Taking the Plunge at Porte des Lilas
Tara Warrington recounts her eventful visit to an Olympic swimming pool in Paris, full of stringent rules, newfound enemies and underwater cyclists
I step into the metro carriage. It is quiet, as expected on a cold November afternoon. I ride the line 11 almost all the way to the ring road surrounding the city, which squeezes its 2.1 million inhabitants into a space suited for half that number. The metro line is faster than those I’m used to; the carriage sways uncertainly, as if it could topple at any moment. There’s a woman sitting opposite eating chicken wings from a grease-stained bag and the man perched next to me is watching an American sitcom with French subtitles, smiling slightly at his large phone screen.
At Porte des Lilas station, I exit the underground network and emerge into the biting November air. Ill-prepared for this sudden cold following an unseasonably warm October, I hurry to my destination: a swimming pool just five minute’s walk away; the largest I’ve ever visited and the one used for the 1924 Olympics. To emphasise this, a huge set of Olympic Rings adorn the building. Their size and grandeur are testament to the city's pride that the Games came to Paris both earlier this year and an entire century before.
Ahead of me in the queue is a woman who looks around five years older than me, kitted out with a large rucksack, hiking boots and a bandana. Reaching the front desk, she asks for a reduced ticket, claiming that her eligibility is twofold: she is both under 26 and a demandeuse d'emploi – a job seeker. I mimic the young woman's phrasing when requesting my own reduced ticket, smiling at the stern-faced man behind the desk and stumbling slightly over my nervous French. But the ticket is acquired and the swimming adventure underway. Onwards and upwards into the changing rooms I go.
The smell of chlorine is intoxicating and I change quickly into my navy-and-white striped costume, an item decidedly more suited for lounging on the beach than treading the same water as Olympic heroes of the past. The label is intent on sticking out the back, no matter how many times I tuck it in. Begrudgingly, I wrestle on my luminous pink swimming cap – a requirement in most French pools. Other rules include: no running, no smoking, no loose shorts (“clinging swimming trunks” only) and no burkinis.

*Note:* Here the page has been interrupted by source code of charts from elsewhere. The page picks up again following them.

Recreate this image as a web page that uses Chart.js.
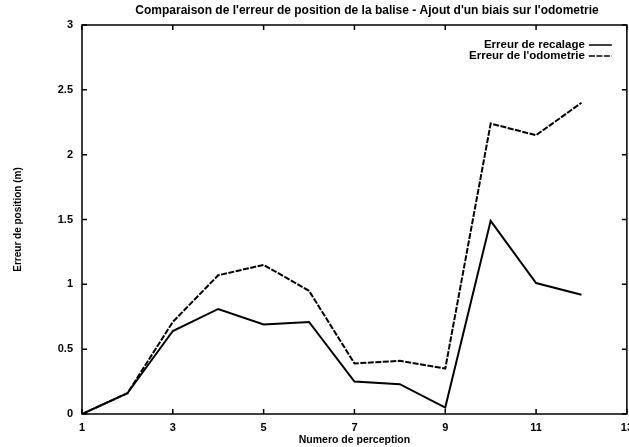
<!DOCTYPE html>
<html>
<head>
<meta charset="utf-8">
<script src="https://cdn.jsdelivr.net/npm/chart.js@4/dist/chart.umd.min.js"></script>
<style>
  html, body { margin: 0; padding: 0; background: #fff; overflow: hidden; }
  #wrap { width: 640px; height: 447px; }
</style>
</head>
<body>
<div id="wrap"><canvas id="c"></canvas></div>
<script>
const perceptions = [1, 2, 3, 4, 5, 6, 7, 8, 9, 10, 11, 12];
const erreurRecalage = [0, 0.16, 0.64, 0.81, 0.69, 0.71, 0.25, 0.23, 0.05, 1.49, 1.01, 0.92];
const erreurOdometrie = [0, 0.16, 0.71, 1.07, 1.15, 0.95, 0.39, 0.41, 0.35, 2.24, 2.15, 2.40];
const xTicks = [1, 3, 5, 7, 9, 11, 13];
const yTicks = [0, 0.5, 1, 1.5, 2, 2.5, 3];
const chartTitle = "Comparaison de l'erreur de position de la balise - Ajout d'un biais sur l'odometrie";

const FONT = "'Liberation Sans', Arial, sans-serif";
const toPoints = (vals) => vals.map((v, i) => ({ x: perceptions[i], y: v }));

// gnuplot style: frame, inward ticks on all four sides, key top right, title
const gnuplotFrame = {
  id: "gnuplotFrame",
  afterDatasetsDraw(chart) {
    const { ctx, chartArea: a, scales } = chart;
    const x = scales.x, y = scales.y;
    ctx.save();
    ctx.strokeStyle = "#000";
    ctx.lineWidth = 1.5;
    ctx.setLineDash([]);
    ctx.strokeRect(a.left, a.top, a.right - a.left, a.bottom - a.top);
    ctx.beginPath();
    x.ticks.forEach((t) => {
      const px = x.getPixelForValue(t.value);
      ctx.moveTo(px, a.bottom); ctx.lineTo(px, a.bottom - 5);
      ctx.moveTo(px, a.top); ctx.lineTo(px, a.top + 5);
    });
    y.ticks.forEach((t) => {
      const py = y.getPixelForValue(t.value);
      ctx.moveTo(a.left, py); ctx.lineTo(a.left + 5, py);
      ctx.moveTo(a.right, py); ctx.lineTo(a.right - 5, py);
    });
    ctx.stroke();

    ctx.fillStyle = "#000";
    ctx.textBaseline = "middle";

    // title (gnuplot puts it a bit right of centre)
    ctx.font = "bold 12px " + FONT;
    ctx.textAlign = "center";
    ctx.fillText(chartTitle, 367, 11);

    // key
    ctx.font = "bold 11.5px " + FONT;
    ctx.textAlign = "right";
    chart.data.datasets.forEach((ds, i) => {
      const ly = a.top + 20 + i * 11;
      ctx.fillText(ds.label, a.right - 42, ly);
      ctx.setLineDash(ds.borderDash || []);
      ctx.lineWidth = 1.5;
      ctx.beginPath();
      ctx.moveTo(a.right - 38, ly);
      ctx.lineTo(a.right - 15, ly);
      ctx.stroke();
    });
    ctx.restore();
  },
};

new Chart(document.getElementById("c"), {
  type: "line",
  data: {
    datasets: [
      {
        label: "Erreur de recalage",
        data: toPoints(erreurRecalage),
        borderColor: "#000",
        borderWidth: 2,
        pointRadius: 0,
        tension: 0,
      },
      {
        label: "Erreur de l'odometrie",
        data: toPoints(erreurOdometrie),
        borderColor: "#000",
        borderWidth: 2,
        borderDash: [6, 1.5],
        pointRadius: 0,
        tension: 0,
      },
    ],
  },
  options: {
    animation: false,
    responsive: true,
    maintainAspectRatio: false,
    layout: { padding: { left: 0, right: 13, top: 25, bottom: 0 } },
    scales: {
      x: {
        type: "linear",
        min: 1,
        max: 13,
        afterBuildTicks: (s) => { s.ticks = xTicks.map((v) => ({ value: v })); },
        afterFit: (s) => { s.height = 33; },
        grid: { display: false, drawTicks: false },
        border: { display: false },
        ticks: {
          color: "#000",
          padding: 7,
          font: { family: FONT, size: 11, weight: "bold" },
          callback: (v) => String(v),
        },
        title: {
          display: true,
          text: "Numero de perception",
          color: "#000",
          padding: { top: 0, bottom: 1 },
          font: { family: FONT, size: 10.5, weight: "bold" },
        },
      },
      y: {
        min: 0,
        max: 3,
        afterBuildTicks: (s) => { s.ticks = yTicks.map((v) => ({ value: v })); },
        afterFit: (s) => { s.width = 82; },
        grid: { display: false, drawTicks: false },
        border: { display: false },
        ticks: {
          color: "#000",
          padding: 9,
          font: { family: FONT, size: 11, weight: "bold" },
          callback: (v) => String(v),
        },
        title: {
          display: true,
          text: "Erreur de position (m)",
          color: "#000",
          padding: { top: 12, bottom: 0 },
          font: { family: FONT, size: 10, weight: "bold" },
        },
      },
    },
    plugins: {
      legend: { display: false },
      tooltip: { enabled: false },
      title: { display: false },
    },
  },
  plugins: [gnuplotFrame],
});
</script>
</body>
</html>
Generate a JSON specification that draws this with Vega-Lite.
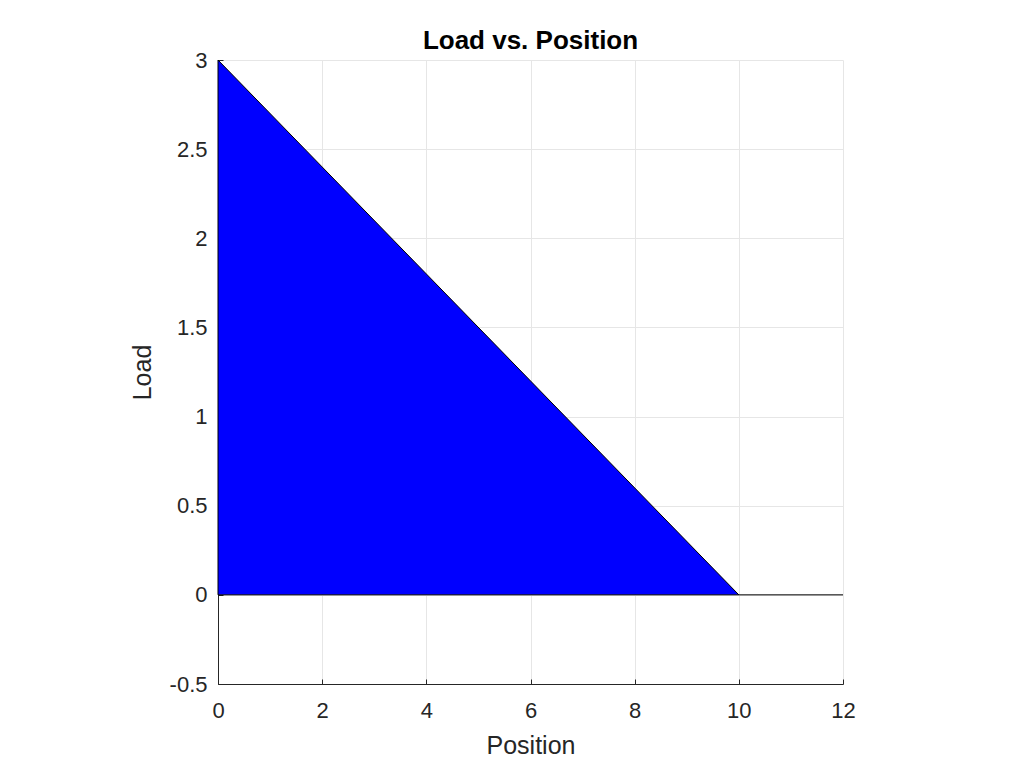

The pool is massive and very busy. There are six lanes: two for front crawl, two for all strokes and two for using equipment. I see an old man with flippers and a snorkelling mask slowly make his way down the farthest lane; closer to me, two women are – impressively – conducting a conversation in rapid French while treading water in the deep end.
One section is cordoned off for the most intense aquaerobics class I’ve ever seen. There are around 20 rudimentary exercise bikes submerged under water and the riders (mostly middle-aged women) have their feet strapped in and are pedalling enthusiastically. Loud American pop music plays from a speaker so the instructor has to shout to be heard by his devotees: “Gardez un tronc solide et un dos droit. Allez, il ne reste que 30 secondes!” (Keep your core strong and your back straight. Come on, there's only 30 seconds left!) As I walk past, he smiles at me, as if acknowledging the absurdity of the gaggle of half-submerged cyclists before us.
I swim and I swim and the only stress I face is choosing the least awkward moment to overtake fellow swimmers. There’s a man in my lane who has clearly marked me as an enemy – he consistently waits at the end of the pool until the second I arrive, then sets off at a spitefully slow pace. The two women I saw chatting appear to be alternating between a very animated conversation about their friends and four very fast lengths of front crawl.
The pool is splashy and noisy but still an atmosphere of calm persists. There is absurdity to the whole enterprise, not just the underwater Peloton class; this large, chlorinated bathtub, in which 30 odd strangers are swimming the same length of water over and over, seems to foster both a temporary sense of community and an opportunity for total anonymity.
The roof, which retracts in the summer to give swimmers an unobstructed view of the sky, lets through traces of winter sunlight. I find that, if you look at just the right time, you can catch the water sparkling ever so slightly golden, so faintly you might think you imagined it.